Canada’s Port of Vancouver handles some 1.7 million TEUs annually, and about 40% of it is moved in and out by truck. The LA/Long Beach complex does about eight times as much volume as Vancouver and if local truckers took it upon themselves to go on that mid-summer vacation we talked about in Vol. III, Art. 12, can’t you just imagine what would happen to this nation’s economy?
What if the local drivers did stage a walkout? Simply using a factor of eight;
- Where Vancouver drivers are leaving $ 24 million in shipments undelivered every day, LA/Long Beach drivers would neglect almost $ 200 million.
- Where the weekly loss in Vancouver is being estimated at $ 30 million, the corresponding weekly loss at the LA/Long Beach complex would be in the neighborhood of $ 240 million.
- Approximately 1,200 trucks have been idled at Vancouver, and about eight times that many would be idled in Southern California.
- Vancouver drivers are seeking a weekly increase in pay of about $ 150. Authorities have no objections to this figure but admit that they have no clue with respect to a “methodology” of arranging this nominal increase. Would the authorities in LA/Long Beach find a “methodology” that would generate a figure eight times as high if local drivers decided to take the same approach as their Canadian opposite numbers?

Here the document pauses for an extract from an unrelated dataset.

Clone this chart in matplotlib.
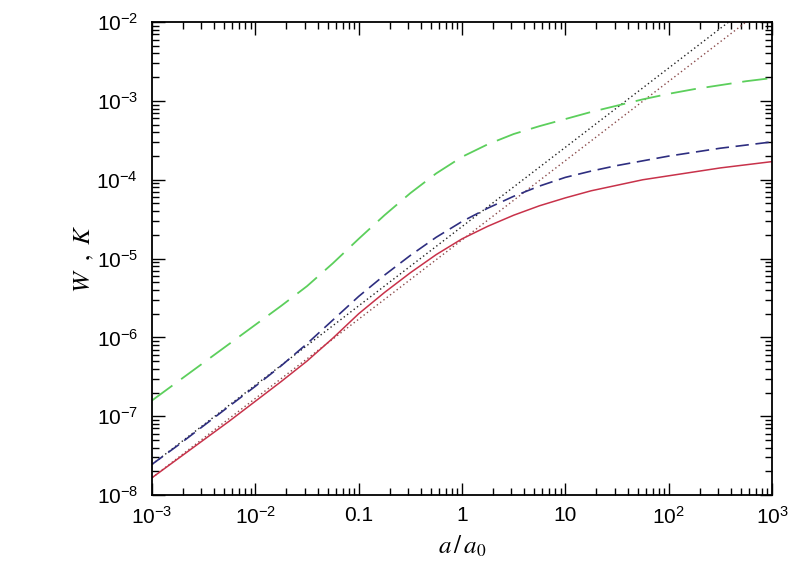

- Without a doubt, a satisfactory settlement will eventually come about up in Vancouver, and without a doubt, the hypothetical situation in Southern California would also be dealt with expeditiously. But it wouldn’t end there. We’d see a repeat of these scenarios sooner rather than later.
Is there a “methodology” that would keep the wheels turning without interruption? Can there be even-handed treatment for those drivers, now being recognized as the vital link “that keeps our national economy moving … the key to the success at the port because theirs is the capacity that will move your freight off the port”? “Even-handed treatment” just happens to be the elusive “methodology”, but it can’t be administered by those in authority until conventionally-structured terminal operations undergo a dramatic transformation.
“Even-handed treatment” means permanent employment and generous wages for these drivers. Our in-house delivery system makes permanent employment and generous wages possible and this delivery system is a vital part of the dramatic transformation mentioned above. The concept of setting up remedial operations “in-house” is completely alien to a conventionally-structured facility because of space constraints, but it is the creation of space by our patented system that makes possible our “in-house” delivery system as well as the numerous other advantages we’ve been emphasizing throughout these commentaries.